Brothers, who has been at Williams since 1985, focused on her design process, highlighting costumes created for the college’s theater department, Shakespeare and Company, Calliope Theatre, and others. Her inspiration comes from all over—history books, archives, past productions, and pop culture. “I’m taking in what all of you are wearing right now,” she said to the luncheon attendees.

For a single costume, she’ll create a collage of images that reference colors, textures, time periods, character traits—and much more—that she develops into increasingly refined sketches that become the blueprint for the design. From conception of the piece through opening night and beyond, she fine tunes the costumes to fit the needs of the actors and the production, Brothers explained as she flipped through her oversized design books.

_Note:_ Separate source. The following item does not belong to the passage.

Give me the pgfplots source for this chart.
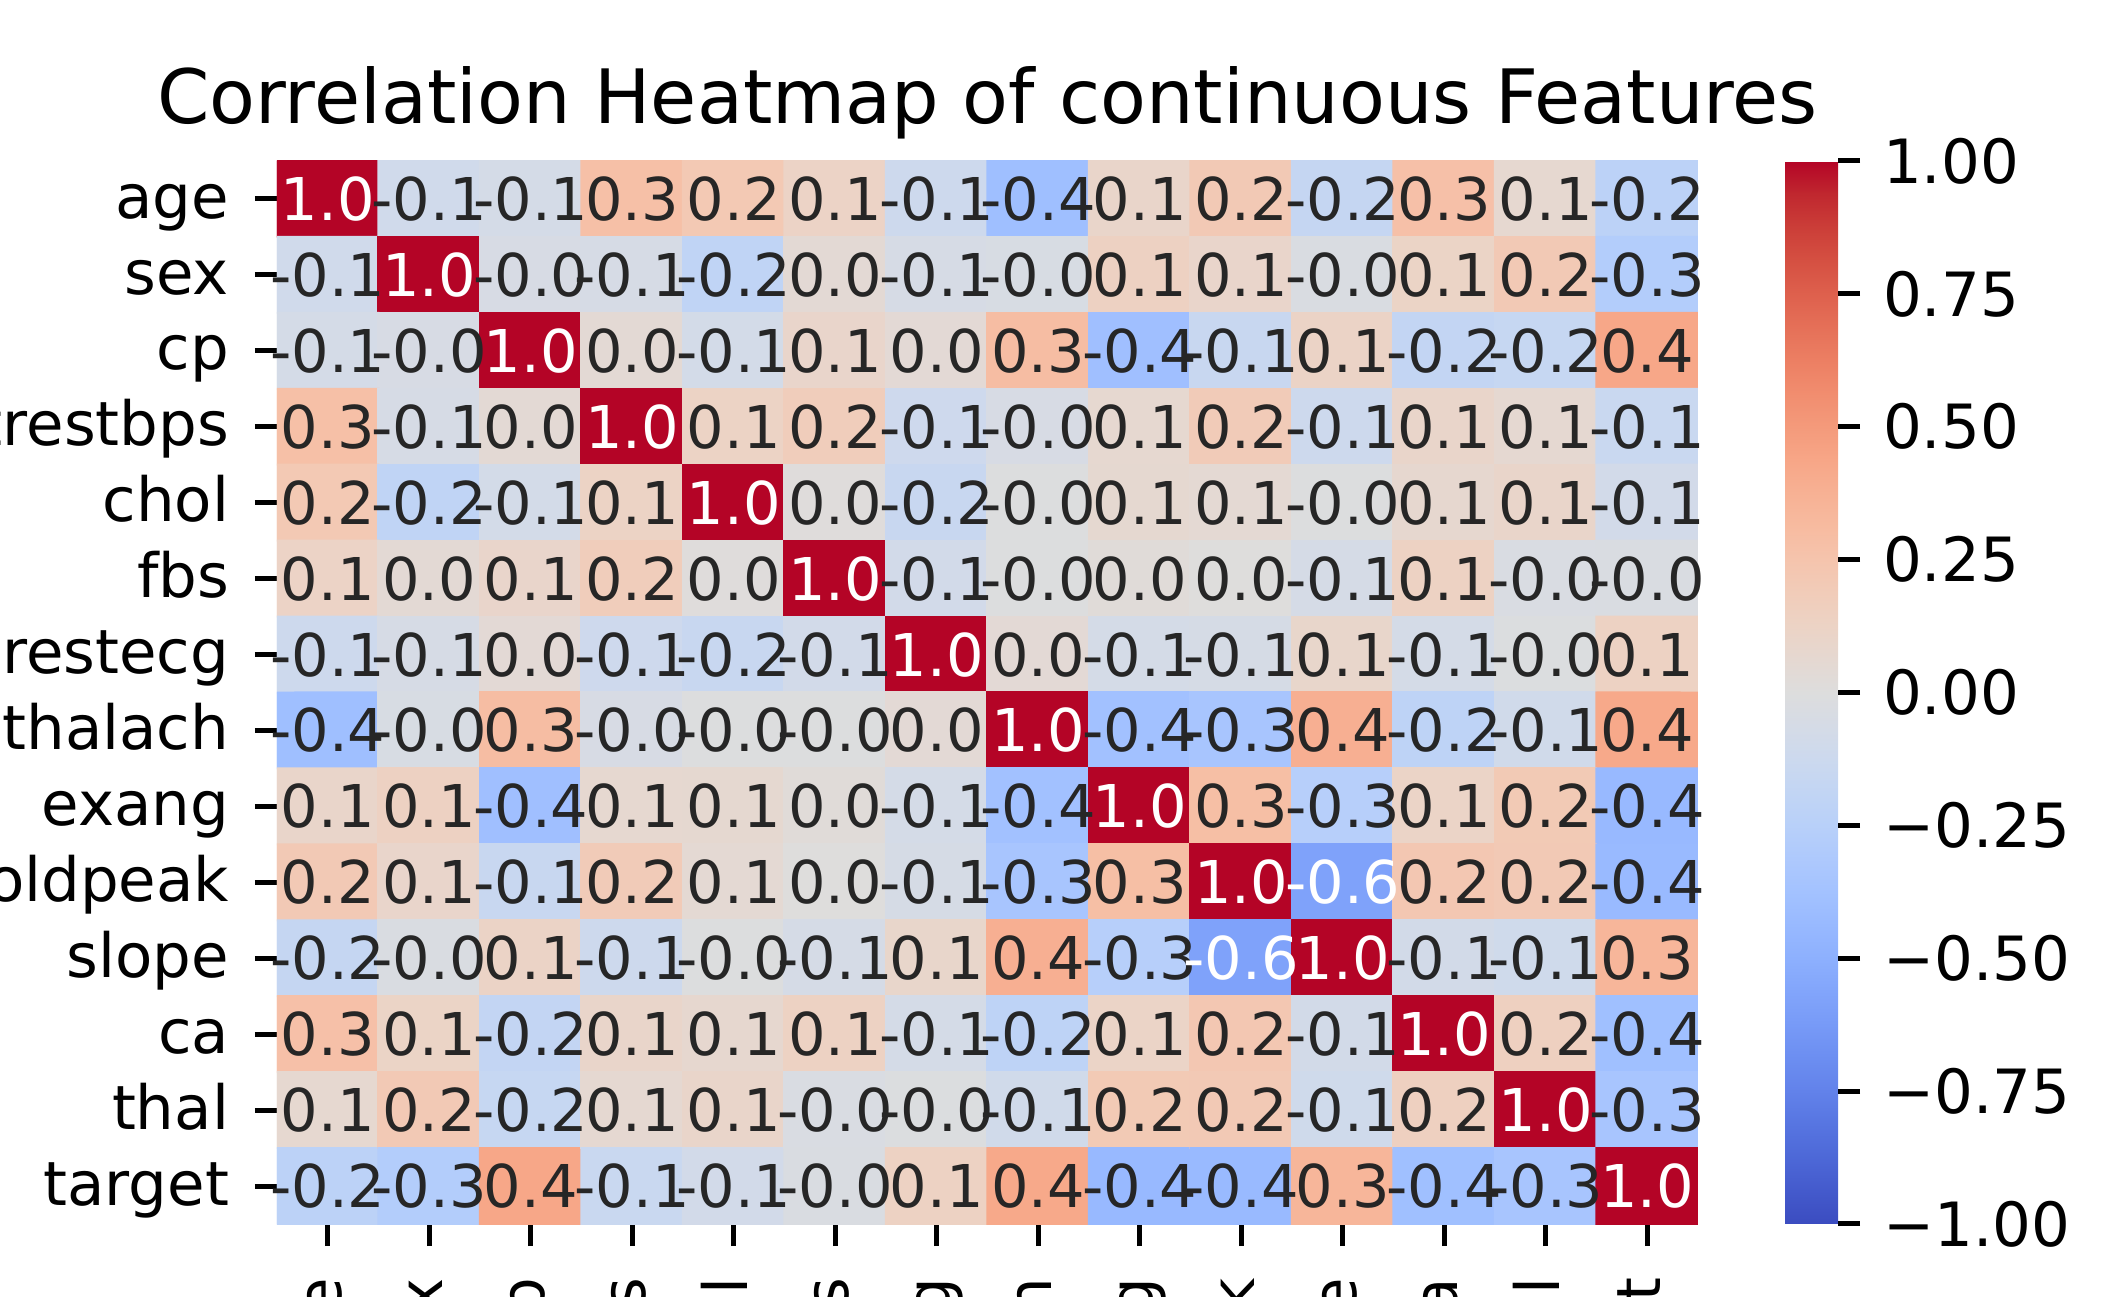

After her talk, Brothers opened the floor to questions. One staff member asked if a costume ever changes after its initial design. “Oh, yes,” Brothers said, gesturing to a dressmaking dummy clad in a harpy costume from a recent Shakespeare and Company production of The Tempest. At first, Brothers said, the design was too “Vegas” and not menacing enough. Reaching into the sleeves of the cape, she demonstrated how the actor playing the harpy and Ariel could use the rods inside as a wing-like extension of her arms.

Brothers explained that the actor needed to do a quick change onstage, so the costume had to come off easily. “Pulling a dress over your head is the least dramatic thing you can do,” she joked as, with a flourish, she yanked the harpy costume off the dummy to reveal Ariel’s dress underneath.

The staff who attend the luncheons enjoy getting a glimpse of what students experience with their professors in the classroom—or backstage. “The staff lunches let people learn about the nature of the complexity of other peoples’ jobs,” says Karen Gorss Benko, catalog librarian at Sawyer. “I learned how much more there is to costume design than fitting and sewing. Deborah makes connections that I never would have made, but when you see how it all comes together, it looks inevitable.”

Controller Sue Hogan says she tries to attend every lunch. “It is an insight into what the professors are teaching and what the students are learning,” she says. “I get to see and hear from people that I deal with in my job and understand more about what they are passionate about. I get a little taste of what the students are fortunate to have available to them.”